* Exercise goal:
Print every entry word for word, but omit the pictures.

(Code that draws figures)
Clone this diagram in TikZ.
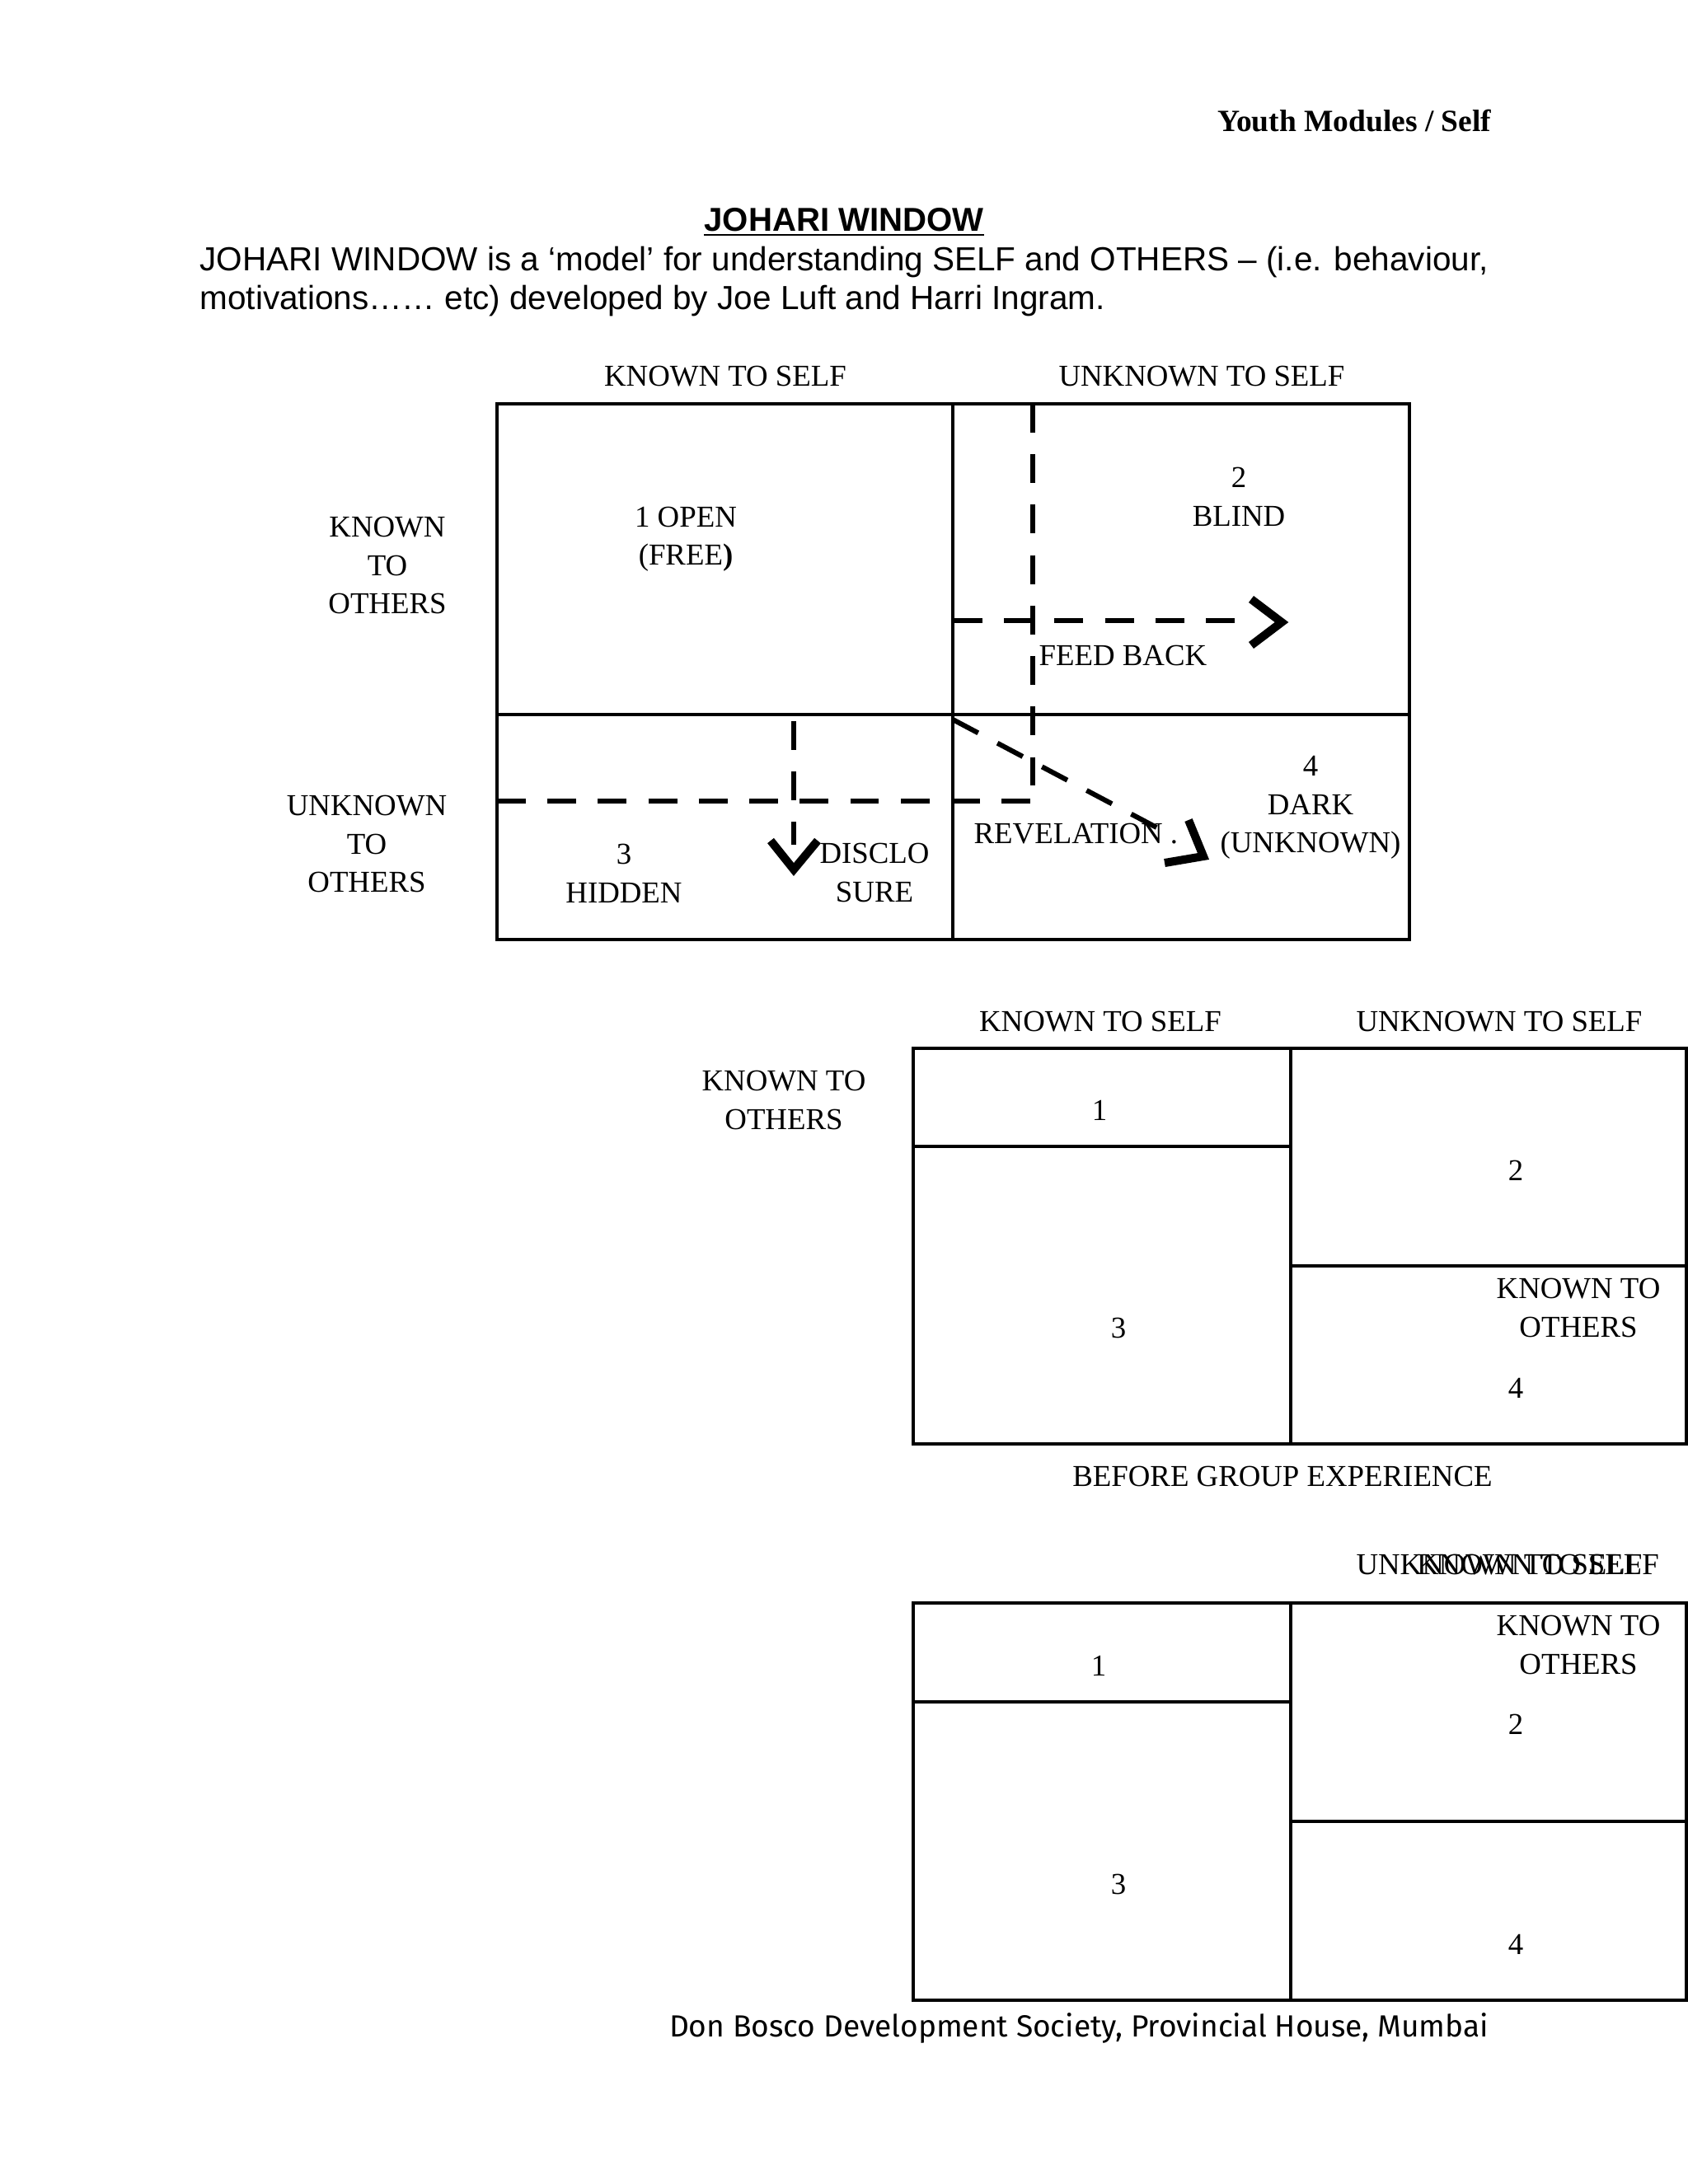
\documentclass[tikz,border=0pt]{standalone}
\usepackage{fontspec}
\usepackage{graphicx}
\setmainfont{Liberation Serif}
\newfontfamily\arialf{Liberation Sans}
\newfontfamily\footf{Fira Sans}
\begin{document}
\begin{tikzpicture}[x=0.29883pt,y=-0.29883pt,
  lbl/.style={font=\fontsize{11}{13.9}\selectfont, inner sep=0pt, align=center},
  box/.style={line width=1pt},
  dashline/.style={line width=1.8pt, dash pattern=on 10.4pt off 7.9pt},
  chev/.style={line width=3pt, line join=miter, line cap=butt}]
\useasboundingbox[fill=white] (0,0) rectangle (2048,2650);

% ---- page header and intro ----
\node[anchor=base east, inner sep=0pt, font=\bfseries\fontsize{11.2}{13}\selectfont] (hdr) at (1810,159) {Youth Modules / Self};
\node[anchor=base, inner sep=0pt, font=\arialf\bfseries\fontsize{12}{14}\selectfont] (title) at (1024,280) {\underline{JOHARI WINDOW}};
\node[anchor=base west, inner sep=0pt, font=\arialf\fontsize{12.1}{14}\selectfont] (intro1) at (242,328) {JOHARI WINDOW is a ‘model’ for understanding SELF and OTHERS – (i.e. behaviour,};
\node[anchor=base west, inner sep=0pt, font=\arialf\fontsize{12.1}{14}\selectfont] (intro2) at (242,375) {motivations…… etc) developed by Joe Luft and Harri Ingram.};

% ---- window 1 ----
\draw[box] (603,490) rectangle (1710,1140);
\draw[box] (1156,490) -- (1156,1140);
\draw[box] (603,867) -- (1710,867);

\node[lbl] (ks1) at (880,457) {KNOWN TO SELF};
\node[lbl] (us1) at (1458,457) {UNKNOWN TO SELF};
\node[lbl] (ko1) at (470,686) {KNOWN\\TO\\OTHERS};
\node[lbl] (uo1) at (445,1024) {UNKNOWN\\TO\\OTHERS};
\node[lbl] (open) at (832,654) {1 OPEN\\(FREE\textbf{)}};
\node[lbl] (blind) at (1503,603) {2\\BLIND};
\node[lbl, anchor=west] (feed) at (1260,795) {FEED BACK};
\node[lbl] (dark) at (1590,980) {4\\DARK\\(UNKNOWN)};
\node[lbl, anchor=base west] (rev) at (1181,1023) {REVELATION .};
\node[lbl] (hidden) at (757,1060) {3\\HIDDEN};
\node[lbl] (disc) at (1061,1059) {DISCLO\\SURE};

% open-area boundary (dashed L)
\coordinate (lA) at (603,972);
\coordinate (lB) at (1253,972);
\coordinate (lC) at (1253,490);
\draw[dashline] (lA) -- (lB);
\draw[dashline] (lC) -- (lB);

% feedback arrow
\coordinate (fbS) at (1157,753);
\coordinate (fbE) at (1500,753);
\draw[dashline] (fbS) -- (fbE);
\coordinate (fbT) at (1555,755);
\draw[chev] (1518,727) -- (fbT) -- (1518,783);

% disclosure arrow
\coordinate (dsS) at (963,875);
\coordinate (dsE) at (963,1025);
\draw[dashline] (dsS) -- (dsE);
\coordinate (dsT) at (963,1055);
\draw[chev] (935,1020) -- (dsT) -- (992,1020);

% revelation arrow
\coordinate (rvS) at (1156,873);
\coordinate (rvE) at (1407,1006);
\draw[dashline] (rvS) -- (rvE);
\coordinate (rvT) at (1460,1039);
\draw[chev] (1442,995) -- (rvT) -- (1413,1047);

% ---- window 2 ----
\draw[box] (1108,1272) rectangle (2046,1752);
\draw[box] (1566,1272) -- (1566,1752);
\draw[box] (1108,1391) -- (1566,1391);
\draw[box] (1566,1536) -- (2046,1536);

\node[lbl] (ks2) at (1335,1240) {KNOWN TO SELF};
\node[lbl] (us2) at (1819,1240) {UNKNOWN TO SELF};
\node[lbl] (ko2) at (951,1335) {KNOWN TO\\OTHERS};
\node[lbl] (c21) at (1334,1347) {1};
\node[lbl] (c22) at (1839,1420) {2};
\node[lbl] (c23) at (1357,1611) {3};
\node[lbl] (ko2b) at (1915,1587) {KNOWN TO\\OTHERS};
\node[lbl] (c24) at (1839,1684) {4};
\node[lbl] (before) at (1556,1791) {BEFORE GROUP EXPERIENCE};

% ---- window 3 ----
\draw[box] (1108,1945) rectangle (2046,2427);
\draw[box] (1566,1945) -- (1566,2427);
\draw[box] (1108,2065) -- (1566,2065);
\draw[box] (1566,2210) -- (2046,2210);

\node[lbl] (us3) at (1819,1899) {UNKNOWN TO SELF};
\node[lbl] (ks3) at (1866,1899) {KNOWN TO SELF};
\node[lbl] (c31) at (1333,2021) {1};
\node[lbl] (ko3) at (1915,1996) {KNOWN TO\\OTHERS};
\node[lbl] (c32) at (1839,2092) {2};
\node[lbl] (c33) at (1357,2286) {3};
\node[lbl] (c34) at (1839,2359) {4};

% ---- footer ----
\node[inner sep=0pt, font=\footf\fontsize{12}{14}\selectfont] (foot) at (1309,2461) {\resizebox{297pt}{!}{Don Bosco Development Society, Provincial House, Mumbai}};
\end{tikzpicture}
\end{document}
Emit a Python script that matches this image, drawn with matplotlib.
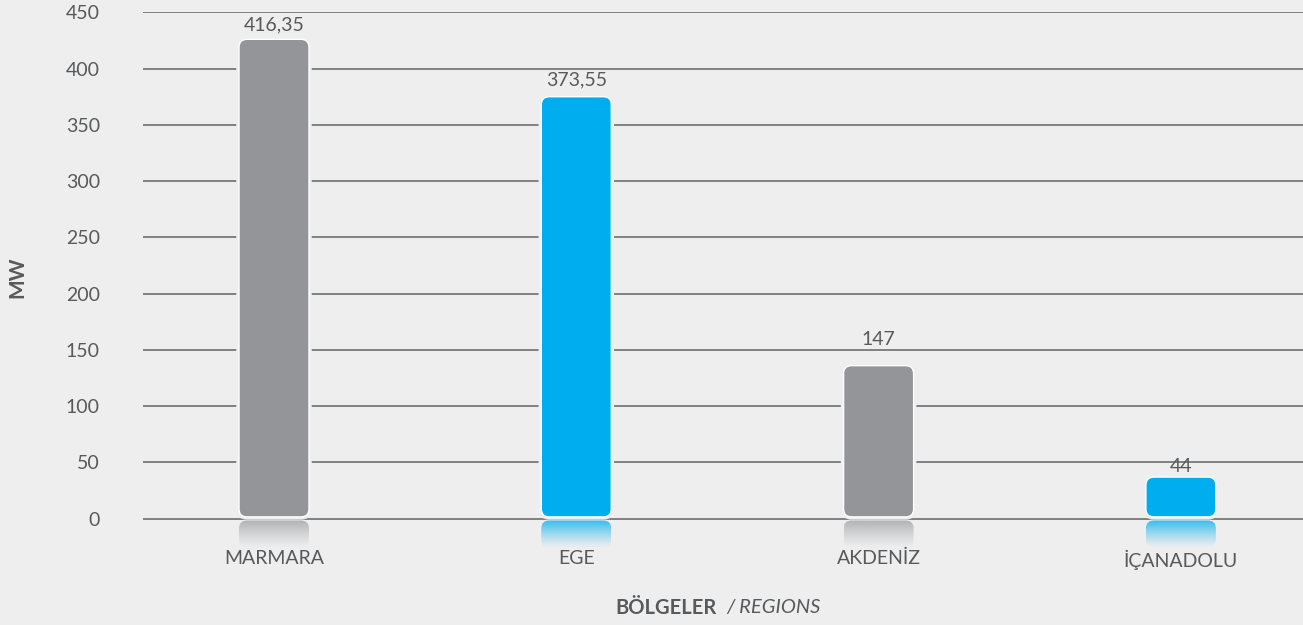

* Problem solution:
Clone this diagram in TikZ.
\documentclass[tikz,border=0pt]{standalone}
\usepackage{fontspec}
\usepackage{graphicx}
\setmainfont{Liberation Serif}
\newfontfamily\arialf{Liberation Sans}
\newfontfamily\footf{Fira Sans}
\begin{document}
\begin{tikzpicture}[x=0.29883pt,y=-0.29883pt,
  lbl/.style={font=\fontsize{11}{13.9}\selectfont, inner sep=0pt, align=center},
  box/.style={line width=1pt},
  dashline/.style={line width=1.8pt, dash pattern=on 10.4pt off 7.9pt},
  chev/.style={line width=3pt, line join=miter, line cap=butt}]
\useasboundingbox[fill=white] (0,0) rectangle (2048,2650);

% ---- page header and intro ----
\node[anchor=base east, inner sep=0pt, font=\bfseries\fontsize{11.2}{13}\selectfont] (hdr) at (1810,159) {Youth Modules / Self};
\node[anchor=base, inner sep=0pt, font=\arialf\bfseries\fontsize{12}{14}\selectfont] (title) at (1024,280) {\underline{JOHARI WINDOW}};
\node[anchor=base west, inner sep=0pt, font=\arialf\fontsize{12.1}{14}\selectfont] (intro1) at (242,328) {JOHARI WINDOW is a ‘model’ for understanding SELF and OTHERS – (i.e. behaviour,};
\node[anchor=base west, inner sep=0pt, font=\arialf\fontsize{12.1}{14}\selectfont] (intro2) at (242,375) {motivations…… etc) developed by Joe Luft and Harri Ingram.};

% ---- window 1 ----
\draw[box] (603,490) rectangle (1710,1140);
\draw[box] (1156,490) -- (1156,1140);
\draw[box] (603,867) -- (1710,867);

\node[lbl] (ks1) at (880,457) {KNOWN TO SELF};
\node[lbl] (us1) at (1458,457) {UNKNOWN TO SELF};
\node[lbl] (ko1) at (470,686) {KNOWN\\TO\\OTHERS};
\node[lbl] (uo1) at (445,1024) {UNKNOWN\\TO\\OTHERS};
\node[lbl] (open) at (832,654) {1 OPEN\\(FREE\textbf{)}};
\node[lbl] (blind) at (1503,603) {2\\BLIND};
\node[lbl, anchor=west] (feed) at (1260,795) {FEED BACK};
\node[lbl] (dark) at (1590,980) {4\\DARK\\(UNKNOWN)};
\node[lbl, anchor=base west] (rev) at (1181,1023) {REVELATION .};
\node[lbl] (hidden) at (757,1060) {3\\HIDDEN};
\node[lbl] (disc) at (1061,1059) {DISCLO\\SURE};

% open-area boundary (dashed L)
\coordinate (lA) at (603,972);
\coordinate (lB) at (1253,972);
\coordinate (lC) at (1253,490);
\draw[dashline] (lA) -- (lB);
\draw[dashline] (lC) -- (lB);

% feedback arrow
\coordinate (fbS) at (1157,753);
\coordinate (fbE) at (1500,753);
\draw[dashline] (fbS) -- (fbE);
\coordinate (fbT) at (1555,755);
\draw[chev] (1518,727) -- (fbT) -- (1518,783);

% disclosure arrow
\coordinate (dsS) at (963,875);
\coordinate (dsE) at (963,1025);
\draw[dashline] (dsS) -- (dsE);
\coordinate (dsT) at (963,1055);
\draw[chev] (935,1020) -- (dsT) -- (992,1020);

% revelation arrow
\coordinate (rvS) at (1156,873);
\coordinate (rvE) at (1407,1006);
\draw[dashline] (rvS) -- (rvE);
\coordinate (rvT) at (1460,1039);
\draw[chev] (1442,995) -- (rvT) -- (1413,1047);

% ---- window 2 ----
\draw[box] (1108,1272) rectangle (2046,1752);
\draw[box] (1566,1272) -- (1566,1752);
\draw[box] (1108,1391) -- (1566,1391);
\draw[box] (1566,1536) -- (2046,1536);

\node[lbl] (ks2) at (1335,1240) {KNOWN TO SELF};
\node[lbl] (us2) at (1819,1240) {UNKNOWN TO SELF};
\node[lbl] (ko2) at (951,1335) {KNOWN TO\\OTHERS};
\node[lbl] (c21) at (1334,1347) {1};
\node[lbl] (c22) at (1839,1420) {2};
\node[lbl] (c23) at (1357,1611) {3};
\node[lbl] (ko2b) at (1915,1587) {KNOWN TO\\OTHERS};
\node[lbl] (c24) at (1839,1684) {4};
\node[lbl] (before) at (1556,1791) {BEFORE GROUP EXPERIENCE};

% ---- window 3 ----
\draw[box] (1108,1945) rectangle (2046,2427);
\draw[box] (1566,1945) -- (1566,2427);
\draw[box] (1108,2065) -- (1566,2065);
\draw[box] (1566,2210) -- (2046,2210);

\node[lbl] (us3) at (1819,1899) {UNKNOWN TO SELF};
\node[lbl] (ks3) at (1866,1899) {KNOWN TO SELF};
\node[lbl] (c31) at (1333,2021) {1};
\node[lbl] (ko3) at (1915,1996) {KNOWN TO\\OTHERS};
\node[lbl] (c32) at (1839,2092) {2};
\node[lbl] (c33) at (1357,2286) {3};
\node[lbl] (c34) at (1839,2359) {4};

% ---- footer ----
\node[inner sep=0pt, font=\footf\fontsize{12}{14}\selectfont] (foot) at (1309,2461) {\resizebox{297pt}{!}{Don Bosco Development Society, Provincial House, Mumbai}};
\end{tikzpicture}
\end{document}
Emit a Python script that matches this image, drawn with matplotlib.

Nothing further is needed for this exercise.